Trump’s support falls among Republicans with 50 per cent now saying they support the party OVER the ex-president

  • President Donald Trump’s grip on the Republican Party seems to be loosening, new polling shows 
  • A national NBC News poll found that for the first time ever, 50 per cent of Republicans say they’re supporters of the GOP over Trump
  • Another 44 per cent of Republicans say they consider themselves to be Trump supporters over Republican Party supporters 
  • The poll marks the first time since July 2019 that party supporters outnumber Trump supporters 
  • It’s also the first time the 50 per cent threshold has been met when Republicans were asked about their allegiances  

President Donald Trump’s grip on the Republican Party seems to be loosening, new polling shows, as the ex-president has been out of office for nearly 100 days. 

A national NBC News poll found that for the first time ever, 50 per cent of Republicans say they’re supporters of the GOP over Trump, versus the 44 per cent who say they support Trump over the GOP.  

The poll marks the first time since July 2019 that party supporters outnumber Trump supporters and the only time the 50 per cent threshold has been met when Republicans were asked about their allegiances. 

Former President Donald Trump seems to be losing his grip on the Republican Party, as 50 per cent of Republicans say they view themselves as supporters of the party over the former president 

A year ago, 54 per cent of Republicans viewed themselves as supporters of Trump over the GOP, while 35 per cent chose the Republican Party over the sitting president.  

Among all adults, Trump’s numbers are slipping too. 

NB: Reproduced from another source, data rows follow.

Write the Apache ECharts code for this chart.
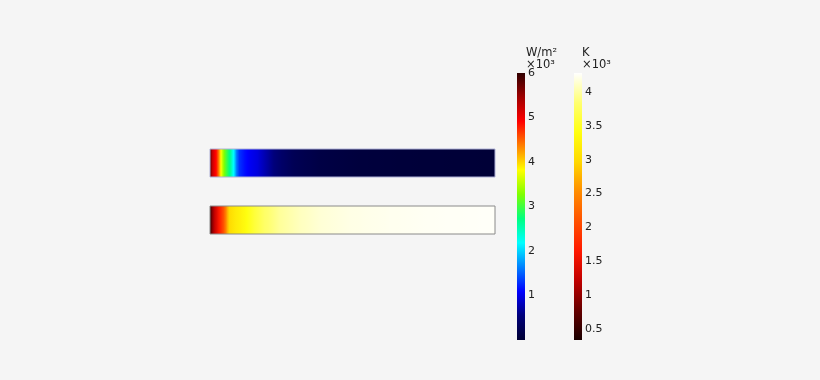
<!DOCTYPE html>
<html><head><meta charset="utf-8">
<script src="https://cdn.jsdelivr.net/npm/echarts@6/dist/echarts.min.js"></script>
<style>html,body{margin:0;padding:0;background:#f5f5f5}#c{width:820px;height:380px}</style>
</head><body><div id="c"></div>
<script>
// Position along the strip (percent of length)
const fluxPositions = [0,0.5,1.1,1.8,2.5,3.2,3.9,4.6,5.3,6.3,7.4,8.1,8.8,9.5,10.5,12.3,14,16.8,19.6,22.5,25.3,29.8,38.6,52.6,70.2,100];
// Heat flux, W/m^2 x10^3
const fluxValues = [5.9,5.6,5.2,5.0,4.8,4.4,3.9,3.5,3.2,2.9,2.6,2.3,2.0,1.6,1.3,1.15,1.05,0.95,0.75,0.55,0.4,0.25,0.14,0.08,0.05,0.03];
const tempPositions = [0,0.5,1.1,1.8,2.8,3.9,4.9,5.6,6.3,7,8.8,12.3,15.8,19.3,24.6,31.6,38.6,49.1,63.2,80.7,100];
// Temperature, K x10^3
const tempValues = [0.45,0.7,1.0,1.25,1.5,1.8,2.1,2.4,2.75,3.0,3.15,3.35,3.6,3.8,3.97,4.08,4.15,4.2,4.23,4.25,4.26];
const fluxRange = [0, 6];
const tempRange = [0.34, 4.28];
const fluxTicks = [1,2,3,4,5,6];
const tempTicks = [0.5,1,1.5,2,2.5,3,3.5,4];
const fluxColors = ['#000033','#00007a','#0000ff','#0080ff','#00ffff','#00ff80','#80ff00','#ffff00','#ff8000','#ff0000','#a00000','#300000'];
const tempColors = ['#1a0000','#660000','#c00000','#ff1800','#ff5000','#ff8c00','#ffd800','#ffff10','#ffff70','#ffffff'];

function hex(c){return [parseInt(c.substr(1,2),16),parseInt(c.substr(3,2),16),parseInt(c.substr(5,2),16)];}
function cmap(v, range, colors){
  let t=(v-range[0])/(range[1]-range[0]); t=Math.max(0,Math.min(1,t));
  const f=t*(colors.length-1); const i=Math.min(Math.floor(f),colors.length-2); const u=f-i;
  const a=hex(colors[i]), b=hex(colors[i+1]);
  return 'rgb('+a.map((x,k)=>Math.round(x+(b[k]-x)*u)).join(',')+')';
}
function stripRender(pos, vals, range, colors, border){
  return function(params, api){
    const p0=api.coord([pos[0],1]), p1=api.coord([pos[pos.length-1],0]);
    const w=p1[0]-p0[0];
    const stops=[];
    for(let i=0;i<pos.length-1;i++){
      const a=api.coord([pos[i],0])[0], b=api.coord([pos[i+1],0])[0];
      const n=8;
      for(let k=0;k<(i===pos.length-2?n+1:n);k++){
        const t=k/n;
        stops.push({offset:((a+(b-a)*t)-p0[0])/w,color:cmap(vals[i]+(vals[i+1]-vals[i])*t,range,colors)});
      }
    }
    return {type:'rect',shape:{x:p0[0],y:p0[1],width:w,height:p1[1]-p0[1]},
      style:{fill:new echarts.graphic.LinearGradient(0,0,1,0,stops),stroke:border,lineWidth:1}};
  };
}
function barRender(range, colors){
  return function(params, api){
    const p0=api.coord([0,range[1]]), p1=api.coord([1,range[0]]);
    const stops=colors.map((c,i)=>({offset:1-i/(colors.length-1),color:c}));
    return {type:'rect',shape:{x:p0[0],y:p0[1],width:p1[0]-p0[0],height:p1[1]-p0[1]},
      style:{fill:new echarts.graphic.LinearGradient(0,0,0,1,stops)}};
  };
}
const font='DejaVu Sans';
const hiddenAxis=(min,max,gi)=>({type:'value',min:min,max:max,gridIndex:gi,show:false});
const barAxis=(range,ticks,gi)=>({type:'value',min:range[0],max:range[1],gridIndex:gi,position:'right',
  axisLine:{show:false},splitLine:{show:false},
  axisTick:{show:true,inside:false,length:2,customValues:ticks,lineStyle:{color:'#666'}},
  axisLabel:{customValues:ticks,margin:3,fontSize:11,color:'#222',fontFamily:font}});
const chart=echarts.init(document.getElementById('c'));
chart.setOption({
  backgroundColor:'#f5f5f5',
  animation:false,
  grid:[
    {left:210,top:149,width:285,height:28},
    {left:210,top:206,width:285,height:28},
    {left:517,top:73,width:8,height:267},
    {left:574,top:73,width:8,height:267}
  ],
  xAxis:[hiddenAxis(0,100,0),hiddenAxis(0,100,1),hiddenAxis(0,1,2),hiddenAxis(0,1,3)],
  yAxis:[hiddenAxis(0,1,0),hiddenAxis(0,1,1),barAxis(fluxRange,fluxTicks,2),barAxis(tempRange,tempTicks,3)],
  series:[
    {type:'custom',xAxisIndex:0,yAxisIndex:0,data:[[0]],renderItem:stripRender(fluxPositions,fluxValues,fluxRange,fluxColors,'#aeb0d6')},
    {type:'custom',xAxisIndex:1,yAxisIndex:1,data:[[0]],renderItem:stripRender(tempPositions,tempValues,tempRange,tempColors,'#8a8a8a')},
    {type:'custom',xAxisIndex:2,yAxisIndex:2,data:[[0]],renderItem:barRender(fluxRange,fluxColors)},
    {type:'custom',xAxisIndex:3,yAxisIndex:3,data:[[0]],renderItem:barRender(tempRange,tempColors)}
  ],
  graphic:[
    {type:'text',left:526,top:47,style:{text:'W/m²',fontSize:11.5,fill:'#222',fontFamily:font}},
    {type:'text',left:526,top:59,style:{text:'×10³',fontSize:11.5,fill:'#222',fontFamily:font}},
    {type:'text',left:582,top:47,style:{text:'K',fontSize:11.5,fill:'#222',fontFamily:font}},
    {type:'text',left:582,top:59,style:{text:'×10³',fontSize:11.5,fill:'#222',fontFamily:font}}
  ]
});
</script></body></html>
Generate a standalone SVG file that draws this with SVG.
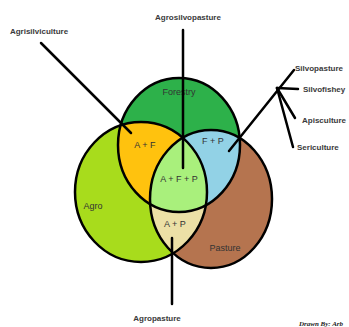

In the new poll, which was conducted April 17 through 20, 32 per cent of respondents viewed Trump favorably, versus 55 per cent who viewed him unfavorably.  

Breaking those numbers down, 21 per cent said they viewed Trump very favorably, while 47 per cent said they viewed him very unfavorably.  

The percentage of people who view the ex-president favorably have dropped since before the November 3 election. 

In the run-up to the election, 43 per cent of U.S. adults viewed Trump favorably versus 52 per cent who viewed him unfavorably.   

And then in January, 40 per cent viewed the outgoing president favorably, versus 53 per cent who viewed him unfavorably. 

President Joe Biden, on the other hand, is viewed favorably by 50 per cent of American adults, according to the latest poll, versus 36 per cent who view him negatively.